As the Pelicans claw their way back into playoff contention, Zion Williamson and company are embracing a hard-nosed focus that could define their postseason fate.

As 2025 winds down, the New Orleans Pelicans find themselves in a familiar and frustrating position: battling uphill in the Western Conference standings. At 8-26 heading into their New Year’s Eve matchup with the Bulls, they sit at the bottom of the West, and yet-somehow-there’s still a pulse. Under interim head coach James Borrego, this battered roster has shown signs of life, including a five-game winning streak that briefly reignited hope for a Play-In push.

What’s changed? Not a total overhaul of schemes or rotations. Instead, Borrego points to something far simpler, yet often harder to achieve: trust.

“What I saw, and it's something we've been hammering, is moving the ball and sharing it,” Borrego said after a recent game. “We had 19 threes at the half.

A lot of corner threes, a lot of kickouts. We emphasized it.

The guys went in, trusted in it, believed in it-and that was the catalyst.”

That kind of offensive rhythm doesn’t happen without buy-in from the top down, and Zion Williamson has been central to that shift. When Williamson is healthy and attacking downhill, his sheer physical presence warps defenses. What Borrego’s emphasizing is what happens next-when Zion draws help, do the Pelicans trust the system enough to keep the ball moving?

“We're a team that gets downhill,” Borrego said. “But can we trust it, get off the ball, and get quality threes or the rim? Either one that presents itself is good.”
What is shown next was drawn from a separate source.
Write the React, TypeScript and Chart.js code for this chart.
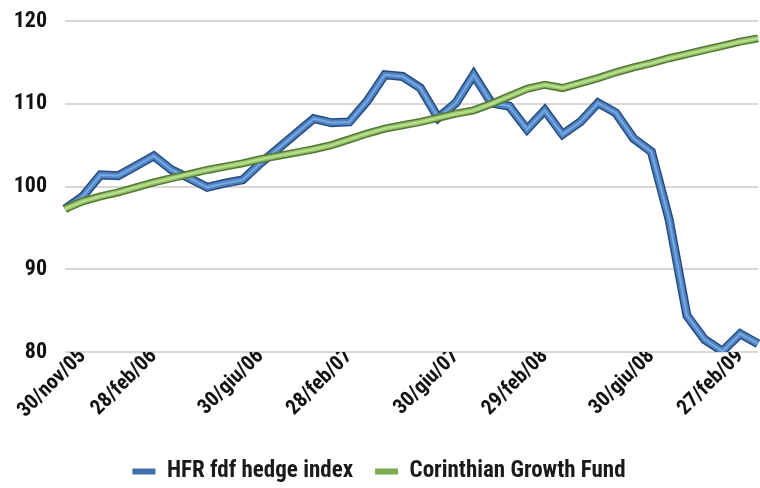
import React, { useEffect, useRef } from 'react';
import { Chart, registerables } from 'chart.js';

Chart.register(...registerables);

const tickLabels = ['30/nov/05', '28/feb/06', '30/giu/06', '28/feb/07', '30/giu/07', '29/feb/08', '30/giu/08', '27/feb/09'];
const tickLabelIndex = [1, 5, 11, 16, 22, 27, 33, 38];

const hfrValues = [
  97.3, 98.8, 101.4, 101.3, 102.5, 103.7, 102.0, 101.0, 99.9, 100.4,
  100.8, 102.8, 104.6, 106.4, 108.2, 107.7, 107.8, 110.3, 113.5, 113.3,
  111.9, 108.3, 110.1, 113.5, 110.1, 109.7, 106.9, 109.2, 106.3, 107.8,
  110.1, 108.9, 105.8, 104.2, 96.0, 84.4, 81.5, 80.1, 82.2, 81.0,
];
const corinthianValues = [
  97.3, 98.2, 98.8, 99.3, 99.9, 100.5, 101.0, 101.5, 102.0, 102.4,
  102.8, 103.3, 103.7, 104.1, 104.5, 105.0, 105.7, 106.4, 107.0, 107.4,
  107.8, 108.3, 108.8, 109.2, 110.0, 110.9, 111.8, 112.3, 111.9, 112.5,
  113.1, 113.8, 114.4, 114.9, 115.5, 116.0, 116.5, 117.0, 117.5, 117.9,
];
const seriesNames = ['HFR fdf hedge index', 'Corinthian Growth Fund'];
const yTicks = [80, 90, 100, 110, 120];

const FONT = "'Liberation Sans Narrow', 'Roboto Condensed', 'DejaVu Sans Condensed', sans-serif";

export default function App() {
  const ref = useRef<HTMLCanvasElement | null>(null);

  useEffect(() => {
    document.body.style.margin = '0';
    const canvas = ref.current;
    if (!canvas) return;
    const categories = hfrValues.map((_, i) => {
      const k = tickLabelIndex.indexOf(i);
      return k >= 0 ? tickLabels[k] : '';
    });
    const legendIdx = [1, 4];
    const chart = new Chart(canvas, {
      type: 'line',
      data: {
        labels: categories,
        datasets: [
          { label: seriesNames[0] + ' edge', data: hfrValues, borderColor: '#274d7e', backgroundColor: '#274d7e', borderWidth: 9, pointRadius: 0, tension: 0, order: 6 },
          { label: seriesNames[0], data: hfrValues, borderColor: '#4f83c4', backgroundColor: '#3d6fae', borderWidth: 6, pointRadius: 0, tension: 0, order: 5 },
          { label: seriesNames[0] + ' hi', data: hfrValues, borderColor: '#78a8e0', backgroundColor: '#78a8e0', borderWidth: 2, pointRadius: 0, tension: 0, order: 4 },
          { label: seriesNames[1] + ' edge', data: corinthianValues, borderColor: '#56753a', backgroundColor: '#56753a', borderWidth: 8, pointRadius: 0, tension: 0, order: 3 },
          { label: seriesNames[1], data: corinthianValues, borderColor: '#93c463', backgroundColor: '#79ad4e', borderWidth: 5, pointRadius: 0, tension: 0, order: 2 },
          { label: seriesNames[1] + ' hi', data: corinthianValues, borderColor: '#b9df93', backgroundColor: '#b9df93', borderWidth: 2, pointRadius: 0, tension: 0, order: 1 },
        ],
      },
      options: {
        responsive: false,
        animation: false,
        devicePixelRatio: 1,
        layout: { padding: { top: 21, right: 2, left: 0, bottom: -5 } },
        plugins: {
          tooltip: { enabled: false },
          legend: {
            position: 'bottom',
            labels: {
              boxWidth: 23,
              boxHeight: 6,
              padding: 22,
              color: '#1a1a1a',
              font: { family: FONT, size: 23, weight: 'bold' },
              generateLabels: (c: any) =>
                Chart.defaults.plugins.legend.labels
                  .generateLabels(c)
                  .filter((it: any) => legendIdx.includes(it.datasetIndex))
                  .sort((a: any, b: any) => a.datasetIndex - b.datasetIndex)
                  .map((it: any) => ({ ...it, lineWidth: 0, strokeStyle: 'rgba(0,0,0,0)' })),
            },
          },
        },
        scales: {
          x: {
            grid: { display: false, drawTicks: false },
            border: { display: false },
            afterFit: (s: any) => { s.height = 86; },
            ticks: {
              autoSkip: false,
              minRotation: 45,
              maxRotation: 45,
              padding: -8,
              color: '#111',
              font: { family: FONT, size: 21, weight: 'bold' },
              callback: (_v: any, i: number) => (categories[i] ? categories[i] : null),
            },
          },
          y: {
            min: yTicks[0],
            max: yTicks[yTicks.length - 1],
            afterFit: (s: any) => { s.width = 65; s.paddingTop = 0; s.paddingBottom = 0; },
            grid: { color: '#dcd7d2', lineWidth: 2, drawTicks: false },
            border: { display: false },
            ticks: {
              stepSize: 10,
              padding: 18,
              color: '#111',
              font: { family: FONT, size: 22, weight: 'bold' },
            },
          },
        },
      },
    });
    return () => chart.destroy();
  }, []);

  return (
    <div style={{ width: 760, height: 488 }}>
      <canvas ref={ref} width={760} height={488} style={{ width: 760, height: 488, display: 'block' }} />
    </div>
  );
}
That trust is starting to show. The Pelicans are generating cleaner looks, particularly from the corners, and they’re doing it by making the extra pass-something that wasn’t always a given earlier in the season. Instead of forcing tough finishes in traffic, they’re kicking out to open shooters and letting the game come to them.

Of course, no NBA game flows perfectly for 48 minutes. Against the Knicks, the Pelicans built a seven-point lead heading into the fourth quarter, only to see it slip away late. That finish underscored the tightrope this team is walking: the margin for error is slim, and closing games is still a work in progress.

“In any NBA game against a good team, they are going to pick up their defense in the second half,” Borrego said. “I thought we stuck with it, though.

Our offense had enough going. Our defense picked up, too.

We’ve just got to close. Bottom line.”

That closing stretch-those final possessions in tight games-is where the Pelicans are still trying to figure things out. One late-game sequence against New York stood out.

Down three with 16 seconds left and no timeouts, the team ran a quick-hitter. The ball ended up in Jordan Poole’s hands, who appeared to be hunting a foul on a three-point attempt that never came.

“Three-point game, we made a call,” Borrego explained. “We did not have a timeout.

We were trying to get a good look. At that point, they’ve got to go make plays.

I’ll go back and watch it, but it looked like Poole thought he could draw a foul.”

It’s a snapshot of where this team is right now. They’re starting to play the right way-sharing the ball, trusting the system, leaning into Zion’s gravity-but they’re still learning how to win. And in a season where even the 10th seed feels like a mountain climb, learning how to close games isn’t just important-it’s everything.

The encouraging part? The Pelicans have shown they can string wins together.

That five-game streak wasn’t a fluke. It was the result of a team buying into a style of play that emphasizes ball movement, spacing, and unselfishness.

The challenge now is sustaining it-and delivering when it matters most.

If they can figure that out, if they can finish games with the same cohesion they’re starting them with, this team might just have enough in the tank to make a late-season push. The foundation is there. Now it’s about execution.